Now, it seems that the regional accents are holding their own, and that you can draw a line from Northnampton, Birmingham and Portsmouth as the outliers of the South-east. Other accents have maintained their distinctive vowel sounds and regional varaitiosn often depend upon the size of the local population for the dialect.
The grarse spreading out from its London roots is gradually stifling the graaas, but one of Britain's leading accent experts said yesterday that a larf will never drown out a laff.
Students of the voices that make up a patchwork quilt of spoken English across the country have drawn up a map of the way in which the long "a" of received pronunciation has followed the exodus of Londoners into the rest of southern England.

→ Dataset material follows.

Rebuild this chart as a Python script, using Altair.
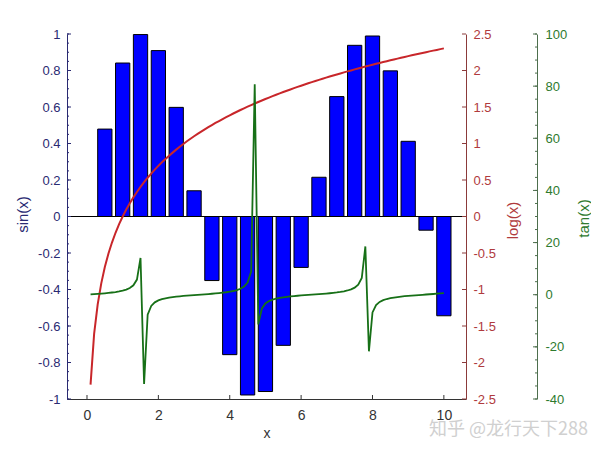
import altair as alt
import pandas as pd

# ---- data ----
bar_x = [0.5, 1.0, 1.5, 2.0, 2.5, 3.0, 3.5, 4.0, 4.5, 5.0,
         5.5, 6.0, 6.5, 7.0, 7.5, 8.0, 8.5, 9.0, 9.5, 10.0]
bar_sin = [0.479, 0.841, 0.997, 0.909, 0.598, 0.141, -0.351, -0.757, -0.978, -0.959,
           -0.706, -0.279, 0.215, 0.657, 0.938, 0.989, 0.798, 0.412, -0.075, -0.544]

line_x = [0.1, 0.2, 0.3, 0.4, 0.5, 0.6, 0.7, 0.8, 0.9, 1.0,
          1.1, 1.2, 1.3, 1.4, 1.5, 1.6, 1.7, 1.8, 1.9, 2.0,
          2.1, 2.2, 2.3, 2.4, 2.5, 2.6, 2.7, 2.8, 2.9, 3.0,
          3.1, 3.2, 3.3, 3.4, 3.5, 3.6, 3.7, 3.8, 3.9, 4.0,
          4.1, 4.2, 4.3, 4.4, 4.5, 4.6, 4.7, 4.8, 4.9, 5.0,
          5.1, 5.2, 5.3, 5.4, 5.5, 5.6, 5.7, 5.8, 5.9, 6.0,
          6.1, 6.2, 6.3, 6.4, 6.5, 6.6, 6.7, 6.8, 6.9, 7.0,
          7.1, 7.2, 7.3, 7.4, 7.5, 7.6, 7.7, 7.8, 7.9, 8.0,
          8.1, 8.2, 8.3, 8.4, 8.5, 8.6, 8.7, 8.8, 8.9, 9.0,
          9.1, 9.2, 9.3, 9.4, 9.5, 9.6, 9.7, 9.8, 9.9, 10.0]

log_y = [-2.303, -1.609, -1.204, -0.916, -0.693, -0.511, -0.357, -0.223, -0.105, 0.0,
         0.095, 0.182, 0.262, 0.336, 0.405, 0.470, 0.531, 0.588, 0.642, 0.693,
         0.742, 0.788, 0.833, 0.875, 0.916, 0.956, 0.993, 1.030, 1.065, 1.099,
         1.131, 1.163, 1.194, 1.224, 1.253, 1.281, 1.308, 1.335, 1.361, 1.386,
         1.411, 1.435, 1.459, 1.482, 1.504, 1.526, 1.548, 1.569, 1.589, 1.609,
         1.629, 1.649, 1.668, 1.686, 1.705, 1.723, 1.740, 1.758, 1.775, 1.792,
         1.808, 1.825, 1.841, 1.856, 1.872, 1.887, 1.902, 1.917, 1.932, 1.946,
         1.960, 1.974, 1.988, 2.001, 2.015, 2.028, 2.041, 2.054, 2.067, 2.079,
         2.092, 2.104, 2.116, 2.128, 2.140, 2.152, 2.163, 2.175, 2.186, 2.197,
         2.208, 2.219, 2.230, 2.241, 2.251, 2.262, 2.272, 2.282, 2.293, 2.303]

tan_y = [0.100, 0.203, 0.309, 0.423, 0.546, 0.684, 0.842, 1.030, 1.260, 1.557,
         1.965, 2.572, 3.602, 5.798, 14.101, -34.233, -7.697, -4.286, -2.927, -2.185,
         -1.710, -1.374, -1.119, -0.916, -0.747, -0.602, -0.473, -0.356, -0.246, -0.143,
         -0.042, 0.058, 0.160, 0.264, 0.375, 0.494, 0.625, 0.774, 0.947, 1.158,
         1.424, 1.778, 2.286, 3.096, 4.637, 8.860, 80.713, -11.385, -5.267, -3.381,
         -2.449, -1.886, -1.501, -1.218, -0.996, -0.814, -0.660, -0.525, -0.403, -0.291,
         -0.185, -0.083, 0.017, 0.117, 0.220, 0.328, 0.443, 0.568, 0.709, 0.871,
         1.069, 1.304, 1.617, 2.050, 2.706, 3.850, 6.443, 18.510, -21.720, -6.800,
         -3.982, -2.775, -2.092, -1.646, -1.327, -1.083, -0.888, -0.724, -0.580, -0.452,
         -0.337, -0.229, -0.125, -0.025, 0.075, 0.177, 0.282, 0.394, 0.515, 0.648]

x_ticks = [0, 2, 4, 6, 8, 10]
sin_ticks = [-1, -0.8, -0.6, -0.4, -0.2, 0, 0.2, 0.4, 0.6, 0.8, 1]
sin_minor = [-1, -0.95, -0.9, -0.85, -0.8, -0.75, -0.7, -0.65, -0.6, -0.55, -0.5, -0.45,
             -0.4, -0.35, -0.3, -0.25, -0.2, -0.15, -0.1, -0.05, 0, 0.05, 0.1, 0.15,
             0.2, 0.25, 0.3, 0.35, 0.4, 0.45, 0.5, 0.55, 0.6, 0.65, 0.7, 0.75, 0.8,
             0.85, 0.9, 0.95, 1]
log_ticks = [-2.5, -2, -1.5, -1, -0.5, 0, 0.5, 1, 1.5, 2, 2.5]
tan_ticks = [-40, -20, 0, 20, 40, 60, 80, 100]
tan_minor = [-40, -35, -30, -25, -20, -15, -10, -5, 0, 5, 10, 15, 20, 25, 30, 35, 40,
             45, 50, 55, 60, 65, 70, 75, 80, 85, 90, 95, 100]
watermark = ["知乎 @龙行天下288"]

# ---- styling ----
W, H = 399, 365
TAN_OFFSET = 71
FONT = "Liberation Sans"
C_SIN = "#2a2a72"
C_LOG_TXT = "#b03a3d"
C_LOG_AX = "#8b3a3a"
C_TAN_TXT = "#2e7a2e"
C_TAN_AX = "#4d6e4d"
C_X = "#333333"

bars_df = pd.DataFrame({"x": bar_x, "sin": bar_sin})
lines_df = pd.DataFrame({"x": line_x, "logy": log_y, "tany": tan_y})

xs = alt.Scale(domain=[-0.56, 10.62], nice=False, zero=False)
ys_sin = alt.Scale(domain=[-1, 1], nice=False, zero=False)
ys_log = alt.Scale(domain=[-2.5, 2.5], nice=False, zero=False)
ys_tan = alt.Scale(domain=[-40, 100], nice=False, zero=False)

x_axis = alt.Axis(values=x_ticks, title="x", ticks=False, tickSize=0, grid=False,
                  domainColor=C_X, labelColor=C_X, labelFontSize=14, labelPadding=9,
                  titleColor=C_X, titleFontSize=14, titleFontWeight="normal",
                  titleY=34, titleBaseline="middle", labelExpr="toString(datum.value)")

sin_axis = alt.Axis(values=sin_ticks, title="sin(x)", orient="left", ticks=False, tickSize=0,
                    grid=False, domainColor=C_SIN, labelColor=C_SIN, labelFontSize=13,
                    labelPadding=7, titleColor=C_SIN, titleFontSize=15, titleFontWeight="normal",
                    titleAngle=270, titleX=-45, titleY=180, titleAlign="center",
                    titleBaseline="middle", labelExpr="toString(datum.value)")

log_axis = alt.Axis(values=log_ticks, title="log(x)", orient="right", ticks=False, tickSize=0,
                    grid=False, domainColor=C_LOG_AX, labelColor=C_LOG_TXT, labelFontSize=13,
                    labelPadding=7, titleColor=C_LOG_TXT, titleFontSize=15, titleFontWeight="normal",
                    titleAngle=270, titleX=46, titleY=186, titleAlign="center",
                    titleBaseline="middle", labelExpr="toString(datum.value)")

tan_axis = alt.Axis(values=tan_ticks, title="tan(x)", orient="right", offset=TAN_OFFSET,
                    ticks=False, tickSize=0, grid=False, domainColor=C_TAN_AX,
                    labelColor=C_TAN_TXT, labelFontSize=13, labelPadding=8,
                    titleColor=C_TAN_TXT, titleFontSize=15, titleFontWeight="normal",
                    titleAngle=270, titleX=46, titleY=184, titleAlign="center",
                    titleBaseline="middle", labelExpr="toString(datum.value)")

# ---- left (sin) layer ----
bars = alt.Chart(bars_df).transform_calculate(
    x0="datum.x - 0.2", x1="datum.x + 0.2"
).mark_bar(color="#0000ff", stroke="black", strokeWidth=1).encode(
    x=alt.X("x0:Q", scale=xs, axis=x_axis),
    x2="x1:Q",
    y=alt.Y("sin:Q", scale=ys_sin, axis=sin_axis),
    y2=alt.datum(0),
)

zero_line = alt.Chart(pd.DataFrame({"v": [0]})).mark_rule(color="black", strokeWidth=1).encode(
    y=alt.Y("v:Q", scale=ys_sin, axis=sin_axis)
)

sin_major = alt.Chart(pd.DataFrame({"v": sin_ticks})).mark_rule(color=C_SIN).encode(
    y=alt.Y("v:Q", scale=ys_sin, axis=sin_axis), x=alt.value(0), x2=alt.value(4)
)
sin_min = alt.Chart(pd.DataFrame({"v": sin_minor})).mark_rule(color=C_SIN).encode(
    y=alt.Y("v:Q", scale=ys_sin, axis=sin_axis), x=alt.value(0), x2=alt.value(2)
)
x_tk = alt.Chart(pd.DataFrame({"v": x_ticks})).mark_rule(color=C_X).encode(
    x=alt.X("v:Q", scale=xs, axis=x_axis), y=alt.value(H), y2=alt.value(H - 4)
)

left = alt.layer(bars, zero_line, sin_major, sin_min, x_tk)

# ---- log layer ----
log_line = alt.Chart(lines_df).mark_line(color="#c8262a", strokeWidth=2).encode(
    x=alt.X("x:Q", scale=xs, axis=x_axis),
    y=alt.Y("logy:Q", scale=ys_log, axis=log_axis),
)
log_tk = alt.Chart(pd.DataFrame({"v": log_ticks})).mark_rule(color=C_LOG_AX).encode(
    y=alt.Y("v:Q", scale=ys_log, axis=log_axis), x=alt.value(W - 4), x2=alt.value(W)
)
mid = alt.layer(log_line, log_tk)

# ---- tan layer ----
tan_line = alt.Chart(lines_df).mark_line(color="#177017", strokeWidth=1.8).encode(
    x=alt.X("x:Q", scale=xs, axis=x_axis),
    y=alt.Y("tany:Q", scale=ys_tan, axis=tan_axis),
)
tan_major = alt.Chart(pd.DataFrame({"v": tan_ticks})).mark_rule(color=C_TAN_AX).encode(
    y=alt.Y("v:Q", scale=ys_tan, axis=tan_axis),
    x=alt.value(W + TAN_OFFSET - 4), x2=alt.value(W + TAN_OFFSET)
)
tan_min = alt.Chart(pd.DataFrame({"v": tan_minor})).mark_rule(color=C_TAN_AX).encode(
    y=alt.Y("v:Q", scale=ys_tan, axis=tan_axis),
    x=alt.value(W + TAN_OFFSET - 2), x2=alt.value(W + TAN_OFFSET)
)
right = alt.layer(tan_line, tan_major, tan_min)

wm = alt.Chart(pd.DataFrame({"t": watermark})).mark_text(
    align="left", baseline="middle", fontSize=18, color="#d0d0d0",
    font="Noto Sans CJK SC"
).encode(text="t:N", x=alt.value(362), y=alt.value(396))

chart = alt.layer(left, mid, right, wm).resolve_scale(y="independent").properties(
    width=W, height=H,
    autosize=alt.AutoSizeParams(type="none"),
    padding={"left": 59, "top": 26, "right": 125, "bottom": 42},
).configure(font=FONT).configure_view(stroke=None).configure_axis(grid=False)

chart.save("out.html", embed_options={"renderer": "svg", "actions": False})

Not so long ago people in counties such as Suffolk,
Cambridgeshire, Oxfordshire, Hampshire and Wiltshire would pronounce
"grass", "bath" and "after" as if they were spelled with a double "a".
Today,
younger generations will say those words as the Queen does, or indeed
as they do in the Queen Vic on EastEnders, as if the "a" was lengthened
with an "h".
The old, extended "aa" is restricted to southern England west of a line from Cheltenham through Bristol and Bath to the south coast and in a redoubt around Norfolk.
With the huge number of immigrants moving into the country, and settling in London, we can expect more fluid variations, as we can already hear in some of the African and west Indian communities around the outer London suburbs. Accent is more uniform with social mobility, as always. Further accents can be heard at the new British Library website, Sounds Familiar.